Secondary considerations, sometimes called “objective indicia,” are the applicant’s most powerful rebuttal tools. These are real-world facts that shed light on whether the invention was truly obvious. Examiners are required to consider them when properly presented.9United States Patent and Trademark Office. MPEP 716 – Affidavits or Declarations Under 37 CFR 1.132 and Other Evidence Traversing Rejections
A common pitfall: the evidence must be “commensurate in scope” with the claims. If you claim a broad genus of compounds but show commercial success for only one specific compound, the evidence may be too narrow to support the full scope of the claims. Similarly, the nexus requirement means you need to tie the success or results directly to the inventive features, not to unclaimed advantages like lower price or better distribution.
When an examiner issues an obviousness rejection, applicants have several avenues for response, and the strongest approaches usually combine more than one.
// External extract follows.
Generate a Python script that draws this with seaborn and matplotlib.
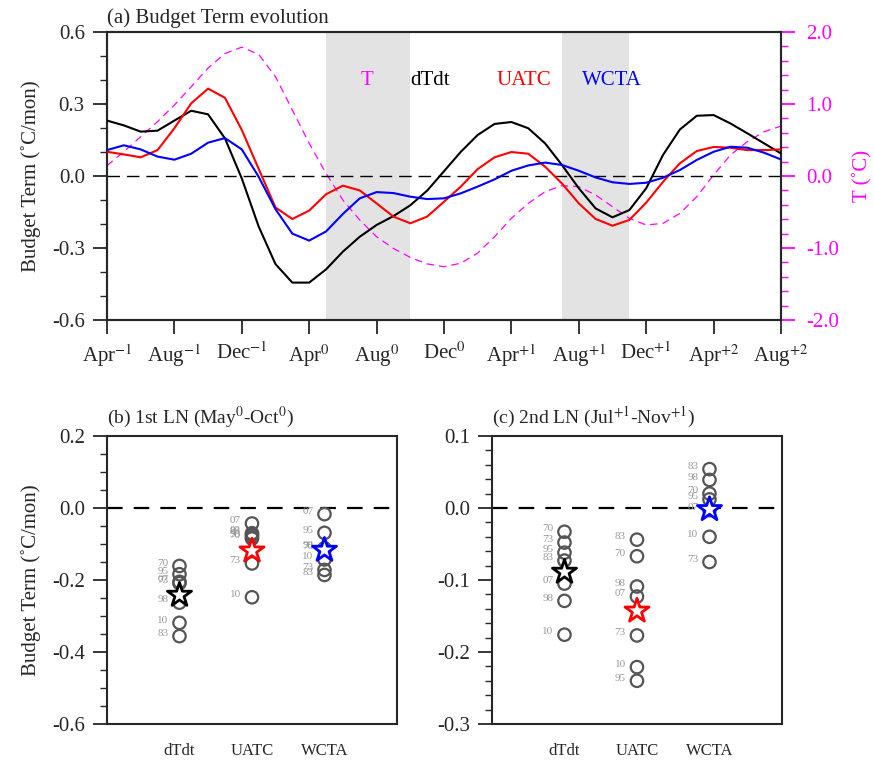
import numpy as np
import pandas as pd
import matplotlib
matplotlib.use("Agg")
import matplotlib.pyplot as plt
from matplotlib.ticker import MultipleLocator
import seaborn as sns

# ---- data ----
months = list(range(41))  # Apr^-1 .. Aug^+2
month_ticks = [0, 4, 8, 12, 16, 20, 24, 28, 32, 36, 40]
month_labels = ["Apr$^{-1}$", "Aug$^{-1}$", "Dec$^{-1}$", "Apr$^{0}$", "Aug$^{0}$", "Dec$^{0}$",
                "Apr$^{+1}$", "Aug$^{+1}$", "Dec$^{+1}$", "Apr$^{+2}$", "Aug$^{+2}$"]

dTdt = [0.231, 0.211, 0.185, 0.189, 0.231, 0.272, 0.257, 0.157, -0.01, -0.21,
        -0.367, -0.444, -0.444, -0.389, -0.315, -0.253, -0.204, -0.167, -0.122, -0.061,
        0.02, 0.101, 0.171, 0.217, 0.225, 0.199, 0.136, 0.046, -0.051, -0.135,
        -0.172, -0.142, -0.051, 0.088, 0.194, 0.251, 0.254, 0.219, 0.178, 0.136, 0.094]
uatc = [0.101, 0.090, 0.078, 0.108, 0.199, 0.303, 0.364, 0.326, 0.192, 0.03,
        -0.131, -0.179, -0.144, -0.076, -0.040, -0.060, -0.114, -0.169, -0.197, -0.169,
        -0.107, -0.044, 0.029, 0.078, 0.100, 0.093, 0.039, -0.031, -0.114, -0.179,
        -0.207, -0.183, -0.111, -0.024, 0.053, 0.104, 0.121, 0.118, 0.108, 0.108, 0.111]
wcta = [0.108, 0.128, 0.111, 0.081, 0.068, 0.093, 0.139, 0.158, 0.111, -0.003,
        -0.138, -0.240, -0.269, -0.231, -0.158, -0.093, -0.067, -0.071, -0.086, -0.096,
        -0.093, -0.072, -0.044, -0.014, 0.022, 0.044, 0.056, 0.046, 0.022, -0.006,
        -0.026, -0.033, -0.028, -0.007, 0.025, 0.067, 0.101, 0.122, 0.118, 0.097, 0.069]
temp = [0.144, 0.338, 0.546, 0.755, 0.986, 1.24, 1.50, 1.70, 1.79, 1.69,
        1.38, 0.917, 0.454, 0.037, -0.333, -0.611, -0.843, -1.005, -1.13, -1.22,
        -1.26, -1.21, -1.07, -0.843, -0.588, -0.380, -0.218, -0.134, -0.148, -0.264,
        -0.426, -0.588, -0.68, -0.657, -0.519, -0.287, 0.014, 0.292, 0.477, 0.616, 0.694]

shade_1 = (13, 18)   # May^0 - Oct^0
shade_2 = (27, 31)   # Jul^+1 - Nov^+1

terms = ["dTdt", "UATC", "WCTA"]
term_colors = ["black", "red", "blue"]

# panel (b): first La Nina composite members
b_years = {
    "dTdt": ["70", "95", "07", "73", "98", "10", "83"],
    "UATC": ["07", "83", "98", "70", "95", "73", "10"],
    "WCTA": ["07", "95", "98", "70", "10", "73", "83"],
}
b_values = {
    "dTdt": [-0.161, -0.184, -0.205, -0.209, -0.263, -0.319, -0.356],
    "UATC": [-0.043, -0.070, -0.074, -0.085, -0.080, -0.154, -0.248],
    "WCTA": [-0.017, -0.069, -0.112, -0.116, -0.143, -0.172, -0.186],
}
b_mean = [-0.242, -0.119, -0.117]

# panel (c): second La Nina composite members
c_years = {
    "dTdt": ["70", "73", "95", "83", "07", "98", "10"],
    "UATC": ["83", "70", "98", "07", "73", "10", "95"],
    "WCTA": ["83", "98", "70", "95", "07", "10", "73"],
}
c_values = {
    "dTdt": [-0.033, -0.048, -0.062, -0.073, -0.105, -0.129, -0.176],
    "UATC": [-0.044, -0.067, -0.109, -0.123, -0.177, -0.221, -0.240],
    "WCTA": [0.054, 0.039, 0.020, 0.012, -0.003, -0.040, -0.075],
}
c_mean = [-0.089, -0.143, -0.002]

# ---- style ----
sns.set_style("ticks")
plt.rcParams["font.family"] = ["Liberation Serif", "DejaVu Serif"]
plt.rcParams["mathtext.fontset"] = "stix"
plt.rcParams["axes.linewidth"] = 1.5

fig = plt.figure(figsize=(8.74, 7.62), dpi=100)
ax = fig.add_axes([0.1224, 0.580, 0.7712, 0.378])
ax2 = ax.twinx()

# shading and T curve live on the twin (drawn underneath)
for x0, x1 in (shade_1, shade_2):
    ax2.axvspan(x0, x1, color="#e3e3e3", lw=0, zorder=0)
sns.lineplot(x=months, y=temp, ax=ax2, color="magenta", lw=0.9, zorder=2)
ax2.lines[-1].set_linestyle((0, (6, 4)))

ax.axhline(0, color="black", lw=1.0, ls=(0, (9, 5)), zorder=1)
for vals, col in zip([dTdt, uatc, wcta], term_colors):
    sns.lineplot(x=months, y=vals, ax=ax, color=col, lw=1.5, zorder=3)
ax.set_zorder(ax2.get_zorder() + 1)
ax.patch.set_visible(False)

ax.set_xlim(0, 40)
ax.set_ylim(-0.6, 0.6)
ax.yaxis.set_minor_locator(MultipleLocator(0.1))
ax.set_yticks([-0.6, -0.3, 0.0, 0.3, 0.6])
ax.set_yticklabels(["-0.6", "-0.3", "0.0", "0.3", "0.6"])
ax.set_xticks(month_ticks)
ax.set_xticklabels(month_labels)
ax.tick_params(axis="both", which="major", length=10, width=1.3, labelsize=15, pad=6)
ax.tick_params(axis="y", which="minor", length=5, width=1.0)
ax.set_ylabel("Budget Term (˚C/mon)", fontsize=15, labelpad=8)

ax2.set_xlim(0, 40)
ax2.set_ylim(-2.0, 2.0)
ax2.set_yticks([-2.0, -1.0, 0.0, 1.0, 2.0])
ax2.set_yticklabels(["-2.0", "-1.0", "0.0", "1.0", "2.0"])
ax2.yaxis.set_minor_locator(MultipleLocator(0.2))
ax2.tick_params(axis="y", which="major", length=10, width=1.3, colors="magenta",
                labelsize=15, pad=8)
ax2.tick_params(axis="y", which="minor", length=5, width=1.0, colors="magenta")
ax2.set_ylabel("T (˚C)", color="magenta", fontsize=15, labelpad=10)

ax.text(0.0, 1.015, "(a) Budget Term evolution", transform=ax.transAxes,
        fontsize=15, ha="left", va="bottom")
for lab, xpos, col in [("T", 0.386, "magenta"), ("dTdt", 0.479, "black"),
                       ("UATC", 0.619, "red"), ("WCTA", 0.749, "blue")]:
    ax.text(xpos, 0.833, lab, transform=ax.transAxes, color=col, fontsize=15,
            ha="center", va="center")


def scatter_panel(axp, years, values, means, ylim, major, minor, title, ylabel):
    axp.axhline(0, color="black", lw=1.6, ls=(0, (7, 5)), zorder=1)
    rows = []
    for i, t in enumerate(terms):
        for yr, v in zip(years[t], values[t]):
            rows.append({"term": t, "pos": i + 1, "year": yr, "value": v})
    df = pd.DataFrame(rows)
    sns.scatterplot(data=df, x="pos", y="value", ax=axp, s=80, marker="o",
                    facecolor="none", edgecolor="#555555", linewidth=1.6, zorder=3)
    for _, r in df.iterrows():
        axp.annotate(r["year"], (r["pos"], r["value"]), xytext=(-12, 2),
                     textcoords="offset points", fontsize=8, color="#999999",
                     ha="center", va="center")
    mean_df = pd.DataFrame({"pos": [1, 2, 3], "value": means, "term": terms})
    sns.scatterplot(data=mean_df, x="pos", y="value", ax=axp, marker="*",
                    s=330, linewidth=2.0, legend=False, zorder=4)
    # star edges take the term colors
    coll = axp.collections[-1]
    coll.set_edgecolors(term_colors)
    coll.set_facecolors("white")

    axp.set_xlim(0, 4)
    axp.set_ylim(*ylim)
    axp.yaxis.set_minor_locator(MultipleLocator(minor))
    axp.set_xticks([1, 2, 3])
    axp.set_xticklabels(terms, fontsize=12)
    axp.tick_params(axis="x", length=0, pad=14)
    axp.tick_params(axis="y", which="major", length=10, width=1.3, labelsize=15, pad=6)
    axp.tick_params(axis="y", which="minor", length=5, width=1.0)
    axp.set_xlabel("")
    axp.set_ylabel(ylabel, fontsize=15, labelpad=8)
    axp.text(0.0, 1.02, title, transform=axp.transAxes, fontsize=14,
             ha="left", va="bottom")


axb = fig.add_axes([0.1224, 0.0499, 0.3318, 0.3779])
scatter_panel(axb, b_years, b_values, b_mean, (-0.6, 0.2), 0.2, 0.05,
              "(b) 1st LN (May$^{0}$-Oct$^{0}$)", "Budget Term (˚C/mon)")
axb.set_yticks([-0.6, -0.4, -0.2, 0.0, 0.2])
axb.set_yticklabels(["-0.6", "-0.4", "-0.2", "0.0", "0.2"])

axc = fig.add_axes([0.5629, 0.0499, 0.3318, 0.3779])
scatter_panel(axc, c_years, c_values, c_mean, (-0.3, 0.1), 0.1, 0.02,
              "(c) 2nd LN (Jul$^{+1}$-Nov$^{+1}$)", "")
axc.set_yticks([-0.3, -0.2, -0.1, 0.0, 0.1])
axc.set_yticklabels(["-0.3", "-0.2", "-0.1", "0.0", "0.1"])

fig.savefig("out.png", dpi=100)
Start by examining whether the examiner’s reasoning holds up. Common weak points include relying on references from unrelated fields that don’t qualify as analogous art, mischaracterizing what a reference actually teaches, or failing to explain why a skilled person would have been motivated to combine the specific references cited. If the examiner simply stated that the combination was within the skill of an ordinary practitioner without giving an objective reason, that’s a gap worth attacking.
Applicants can file a sworn declaration presenting factual evidence to rebut the rejection. Acceptable evidence includes comparative test data showing unexpected results, documentation of commercial success, expert testimony establishing skepticism in the field, or data showing that others tried and failed to solve the same problem.9United States Patent and Trademark Office. MPEP 716 – Affidavits or Declarations Under 37 CFR 1.132 and Other Evidence Traversing Rejections The examiner must evaluate this evidence and weigh it against the prima facie case.
Sometimes the most efficient response is narrowing the claims to distinguish them from the prior art. Adding a specific limitation that the cited references don’t teach can eliminate the basis for the rejection entirely. The trade-off is a narrower scope of protection, so this approach works best when the added limitation covers the commercially valuable embodiment of the invention.
An interview with the examiner, whether by phone, video, or in person, is often the fastest way to resolve a disagreement about obviousness. The USPTO encourages applicants to submit an Automated Interview Request form in advance, identifying the issues to be discussed so the examiner can prepare.10United States Patent and Trademark Office. MPEP 713 – Interviews Interviews work best when you come with a specific proposed amendment or a focused argument about why the examiner’s rationale breaks down. After the interview, a written summary of the discussion must be filed to become part of the record.
If prosecution stalls after one or more final rejections, the applicant can appeal to the Patent Trial and Appeal Board. The PTAB reviews the examiner’s rejection de novo, examining whether the evidence and reasoning in the record support the conclusion of obviousness. A well-documented prosecution history, with clear arguments and evidence already on the record, is essential for a successful appeal.